Code that draws figures =>
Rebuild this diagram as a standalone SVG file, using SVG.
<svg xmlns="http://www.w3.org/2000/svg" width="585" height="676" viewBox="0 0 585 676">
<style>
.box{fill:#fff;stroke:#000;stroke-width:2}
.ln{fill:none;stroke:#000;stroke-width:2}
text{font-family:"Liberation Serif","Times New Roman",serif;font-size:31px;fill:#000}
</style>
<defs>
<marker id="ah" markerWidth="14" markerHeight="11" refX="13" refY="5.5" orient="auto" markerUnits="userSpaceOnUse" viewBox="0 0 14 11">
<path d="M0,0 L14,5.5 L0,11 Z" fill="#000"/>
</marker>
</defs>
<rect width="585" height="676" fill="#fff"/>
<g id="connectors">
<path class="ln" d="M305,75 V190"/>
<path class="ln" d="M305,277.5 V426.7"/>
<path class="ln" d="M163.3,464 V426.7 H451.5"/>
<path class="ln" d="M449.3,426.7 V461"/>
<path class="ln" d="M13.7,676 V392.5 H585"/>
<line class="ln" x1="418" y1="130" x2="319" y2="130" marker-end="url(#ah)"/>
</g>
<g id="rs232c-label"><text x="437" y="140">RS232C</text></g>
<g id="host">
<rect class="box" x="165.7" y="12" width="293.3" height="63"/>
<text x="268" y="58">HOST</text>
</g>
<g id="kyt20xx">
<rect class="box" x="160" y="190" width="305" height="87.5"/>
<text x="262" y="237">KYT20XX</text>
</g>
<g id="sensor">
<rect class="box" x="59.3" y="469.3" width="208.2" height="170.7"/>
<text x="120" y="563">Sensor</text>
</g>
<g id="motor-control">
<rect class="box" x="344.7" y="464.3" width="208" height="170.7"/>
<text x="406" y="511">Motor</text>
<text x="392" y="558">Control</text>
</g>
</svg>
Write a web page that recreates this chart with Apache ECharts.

GIVEN INSTRUCTION => Every line of the material must be returned exactly as it appears.

FINISHED TASK =>
Rebuild this diagram as a standalone SVG file, using SVG.
<svg xmlns="http://www.w3.org/2000/svg" width="585" height="676" viewBox="0 0 585 676">
<style>
.box{fill:#fff;stroke:#000;stroke-width:2}
.ln{fill:none;stroke:#000;stroke-width:2}
text{font-family:"Liberation Serif","Times New Roman",serif;font-size:31px;fill:#000}
</style>
<defs>
<marker id="ah" markerWidth="14" markerHeight="11" refX="13" refY="5.5" orient="auto" markerUnits="userSpaceOnUse" viewBox="0 0 14 11">
<path d="M0,0 L14,5.5 L0,11 Z" fill="#000"/>
</marker>
</defs>
<rect width="585" height="676" fill="#fff"/>
<g id="connectors">
<path class="ln" d="M305,75 V190"/>
<path class="ln" d="M305,277.5 V426.7"/>
<path class="ln" d="M163.3,464 V426.7 H451.5"/>
<path class="ln" d="M449.3,426.7 V461"/>
<path class="ln" d="M13.7,676 V392.5 H585"/>
<line class="ln" x1="418" y1="130" x2="319" y2="130" marker-end="url(#ah)"/>
</g>
<g id="rs232c-label"><text x="437" y="140">RS232C</text></g>
<g id="host">
<rect class="box" x="165.7" y="12" width="293.3" height="63"/>
<text x="268" y="58">HOST</text>
</g>
<g id="kyt20xx">
<rect class="box" x="160" y="190" width="305" height="87.5"/>
<text x="262" y="237">KYT20XX</text>
</g>
<g id="sensor">
<rect class="box" x="59.3" y="469.3" width="208.2" height="170.7"/>
<text x="120" y="563">Sensor</text>
</g>
<g id="motor-control">
<rect class="box" x="344.7" y="464.3" width="208" height="170.7"/>
<text x="406" y="511">Motor</text>
<text x="392" y="558">Control</text>
</g>
</svg>
Write a web page that recreates this chart with Apache ECharts.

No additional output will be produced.